Finding the Right TeamWhite House Chief Strategist Steve Bannon at CPAC 2017
Despite holding the highest office in the United States, President Trump is new to the world of politics – perhaps one of the reasons his voters found him a refreshing change – and he has had a year to settle into the day to practicalities of office. It has been a fairly rocky beginning in terms of White House staff, with a turnover of 34%. Over a third of the President’s senior staff have resigned, been reassigned or dismissed during the administration’s first year. Trump’s is the highest rate by far, with Reagan coming in second at 17%. According to Kathryn Dunn-Tenpas, a senior fellow at the Brookings Institution, recent rates of staff turnover during a president’s first year were 9% under Obama, 6% under Bush and 11% under Clinton.
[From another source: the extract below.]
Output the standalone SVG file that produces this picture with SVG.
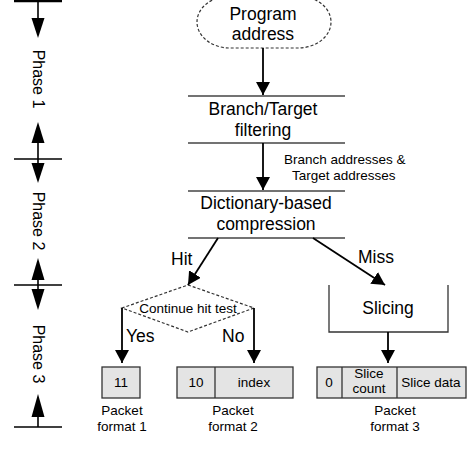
<svg xmlns="http://www.w3.org/2000/svg" width="474" height="462" viewBox="0 0 474 462">
<style>
text{font-family:"Liberation Sans",Arial,sans-serif;fill:#000}
.big{font-size:17.5px}
.mid{font-size:13.5px}
.lbl{font-size:13.5px}
.ph{font-size:16px}
.arr{stroke:#000;stroke-width:1.8;fill:none;marker-end:url(#ah)}
.hl{stroke:#444;stroke-width:1.4}
.ax{stroke:#000;stroke-width:1.6}
.box{fill:#e4e4e4;stroke:#333;stroke-width:1.3}
.dash{fill:#fff;stroke:#333;stroke-width:1.2;stroke-dasharray:3,2}
</style>
<defs>
<marker id="ah" markerUnits="userSpaceOnUse" markerWidth="15" markerHeight="14" refX="13" refY="7" orient="auto">
<path d="M0,0 L13,7 L0,14 z" fill="#000"/>
</marker>
</defs>
<g id="phase-axis">
<line class="ax" x1="38" y1="0" x2="38" y2="19"/>
<line class="ax" x1="38" y1="142" x2="38" y2="164"/>
<line class="ax" x1="38" y1="279" x2="38" y2="290"/>
<line class="ax" x1="38" y1="416" x2="38" y2="427"/>
<line class="ax" x1="14" y1="1" x2="62" y2="1" style="stroke-width:2.5"/>
<line class="ax" x1="14" y1="159" x2="62" y2="159"/>
<line class="ax" x1="14" y1="285" x2="62" y2="285"/>
<line class="ax" x1="14" y1="427" x2="62" y2="427"/>
<polygon points="31.5,18 44.5,18 38,38"/>
<polygon points="31.5,143 44.5,143 38,122"/>
<polygon points="31.5,163 44.5,163 38,183"/>
<polygon points="31.5,280 44.5,280 38,258"/>
<polygon points="31.5,289 44.5,289 38,310"/>
<polygon points="31.5,417 44.5,417 38,394"/>
<text class="ph" transform="translate(33,79) rotate(90)" text-anchor="middle">Phase 1</text>
<text class="ph" transform="translate(33,221) rotate(90)" text-anchor="middle">Phase 2</text>
<text class="ph" transform="translate(33,354) rotate(90)" text-anchor="middle">Phase 3</text>
</g>
<g id="program-address">
<rect class="dash" x="197" y="-4" width="134" height="52" rx="33" ry="26"/>
<text class="big" x="263" y="20" text-anchor="middle">Program</text>
<text class="big" x="263" y="40" text-anchor="middle">address</text>
</g>
<g id="branch-target-filtering">
<line class="hl" x1="188" y1="96" x2="345" y2="96"/>
<line class="hl" x1="188" y1="143" x2="345" y2="143"/>
<text class="big" x="263" y="115" text-anchor="middle">Branch/Target</text>
<text class="big" x="263" y="136" text-anchor="middle">filtering</text>
</g>
<g id="dictionary-compression">
<line class="hl" x1="188" y1="191" x2="345" y2="191"/>
<line class="hl" x1="188" y1="238" x2="345" y2="238"/>
<text class="big" x="266" y="209" text-anchor="middle">Dictionary-based</text>
<text class="big" x="266" y="230" text-anchor="middle">compression</text>
</g>
<g id="continue-hit-test">
<polygon class="dash" points="188,285 254,308 188,332 122,308"/>
<text class="mid" x="188" y="313" text-anchor="middle">Continue hit test</text>
</g>
<g id="slicing">
<polyline points="329,285 329,332 448,332 448,285" fill="none" stroke="#333" stroke-width="1.3"/>
<text class="big" x="388" y="314" text-anchor="middle">Slicing</text>
</g>
<g id="packet-format-1">
<rect class="box" x="102" y="367" width="38" height="31"/>
<text class="lbl" x="121" y="387" text-anchor="middle">11</text>
<text class="lbl" x="122" y="415" text-anchor="middle">Packet</text>
<text class="lbl" x="122" y="431" text-anchor="middle">format 1</text>
</g>
<g id="packet-format-2">
<rect class="box" x="177" y="367" width="116" height="31"/>
<line x1="215" y1="367" x2="215" y2="398" stroke="#333" stroke-width="1.3"/>
<text class="lbl" x="196" y="387" text-anchor="middle">10</text>
<text class="lbl" x="254" y="387" text-anchor="middle">index</text>
<text class="lbl" x="233" y="415" text-anchor="middle">Packet</text>
<text class="lbl" x="233" y="431" text-anchor="middle">format 2</text>
</g>
<g id="packet-format-3">
<rect class="box" x="317" y="367" width="149" height="31"/>
<line x1="342" y1="367" x2="342" y2="398" stroke="#333" stroke-width="1.3"/>
<line x1="397" y1="367" x2="397" y2="398" stroke="#333" stroke-width="1.3"/>
<text class="lbl" x="329" y="387" text-anchor="middle">0</text>
<text class="lbl" x="369" y="378" text-anchor="middle">Slice</text>
<text class="lbl" x="369" y="393" text-anchor="middle">count</text>
<text class="lbl" x="431" y="387" text-anchor="middle">Slice data</text>
<text class="lbl" x="395" y="415" text-anchor="middle">Packet</text>
<text class="lbl" x="395" y="431" text-anchor="middle">format 3</text>
</g>
<g id="connectors">
<line class="arr" x1="263" y1="48" x2="263" y2="95"/>
<line class="arr" x1="263" y1="143" x2="263" y2="190"/>
<line class="arr" x1="218" y1="238" x2="188" y2="285"/>
<line class="arr" x1="313" y1="238" x2="385" y2="285"/>
<polyline class="arr" points="122,308 122,363"/>
<polyline class="arr" points="254,308 254,363"/>
<line class="arr" x1="388" y1="332" x2="388" y2="363"/>
<text class="lbl" x="284" y="164">Branch addresses &amp;</text>
<text class="lbl" x="292" y="180">Target addresses</text>
<text class="big" x="171" y="265">Hit</text>
<text class="big" x="358" y="263">Miss</text>
<text class="big" x="126" y="342">Yes</text>
<text class="big" x="222" y="342">No</text>
</g>
</svg>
But is the Trump Administration particularly unstable? In fact, turnover rates tend to rise significantly during a president’s second year of office, a pattern Trump may still follow – Reagan’s second-year turnover rate jumped up to 40%, while Obama and Bush went up to 27%.
High profile dismissals include former FBI Director James Comey, Press Secretary Sean Spicer, and Chief Strategist Steve Bannon – implying that for the former Apprentice star, “you’re fired” may be more than just a catch-phrase.
Being a multi-billion dollar businessman, most would expect President Trump to excel in managing the economy. This week, Swiss bank UBS gave Trump’s policies credit for a growing U.S. economy – while employment and job creation were relatively stable under Obama have continued at a similar rate over the past year, Trump’s key policy differences are tax reform and an optimism that has encouraged business investment and boosted consumer confidence.
Jobs created: 1.84 million
Stock market growth: 25.5%
Wage growth: 2.3%
GDP growth: 3.1%
A Numbers Game
The President’s first year in office has by no means been smooth sailing; there have been victories and defeats. The number of feuds, protests, and negative news coverage has been huge, but at the very least, Trump has worked solidly to achieve the campaign promises he made to voters – surely that should be the first job of any elected representative? Here are a few more statistics that could be used to describe the first year of the Trump administration:
Countries visited: 14
Foreign leaders entertained: 24
Sexual misconduct accusers: 19
Evidence proving sexual misconduct: 0
Investigations into collusion with foreign governments: 1
Evidence proving collusion with foreign governments: 0
When reviewing these numbers in toto it does seem that the president is moving and shaking things up in The Swamp. And that, dear readers, is precisely what he set out to do.